The Denver Metro Chamber of Commerce will submit paperwork within the next week to get on the ballot in November with a sales tax to fund transportation across Colorado.

On Thursday, the chamber said that filing paperwork will be held off for a few more days while some details are being investigated. A chamber official initially expected to file the initial request with the Secretary of State’s Office Friday.

The chamber leads a statewide coalition proposing one of three potential requests to voters: for 0.50 cents, for 0.62 cents or a full penny, Chamber President Kelly Brough told Colorado Politics.

The half-cent sales tax will raise about $500 million a year — 45% for interstates and state roads, 40%for cities and counties and 15 percent for transit.

Colorado Can Probably Handle a Higher Sales Tax

Colorado has the lowest state sales tax in the US, 2.9%. Thirty-seven municipalities in the state already have effective sales tax rates of more than 8%, led by Winter Park at 11.2 cents and Silverton at 10.4. The proposed sales tax would land on top of existing taxes.

Brough said a sales tax would spread the cost across Colorado, as well as allowing the state’s nearly 80 million tourists a year to chip in from the nearly $20 billion a year they’re spending.

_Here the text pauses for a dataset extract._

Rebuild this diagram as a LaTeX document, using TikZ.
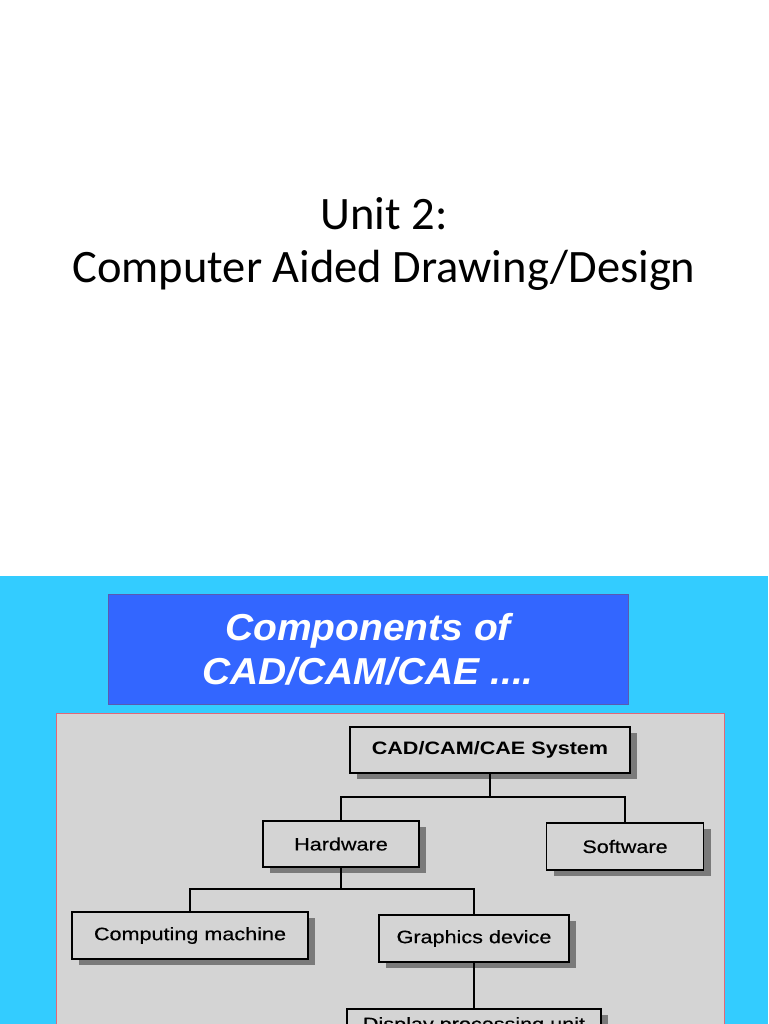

Fix Colorado Roads, a similar coalition of Front Range and mountain business interests has been working on a legislative remedy to the funding issue at the Capitol.

Colorado Needs Transportation Funding

Because of growth and a long history of underfunding by the state, Colorado needs $20 billion for transportation over the next two decades, the Colorado Department of Transportation has told the legislature.

Brough said Coloradans don’t want to pay with their time and money in traffic. Commuters pay an average of about $2,000 each a year because of time, extra fuel, repairs, accidents and other hidden costs associated with traffic congestion in the state, she said, pointing to a study released last year. The report cited a total of $6.8 billion a year in costs associated with traffic congestion in Colorado.

“For us, the business community, what we realized is it’s cheaper to make the investment than continue to pay those kinds of costs,” Brough said.

Colorado Springs voters already have approved 1.62 cents for local transportation. The city sales tax sits at 8.25%.

“Adding additional state sales tax pushes us up to a level that would put us economically at a disadvantage to be competitive,” said Rachel Beck, the chamber’s vice president of government affairs.

The conservative Independence Institute in Denver Wednesday released a poll by Magellan Strategies and Public Policy Polling that indicated 72% of likely voters borrowing $3.5 billion for roads, but not raising taxes to go with it.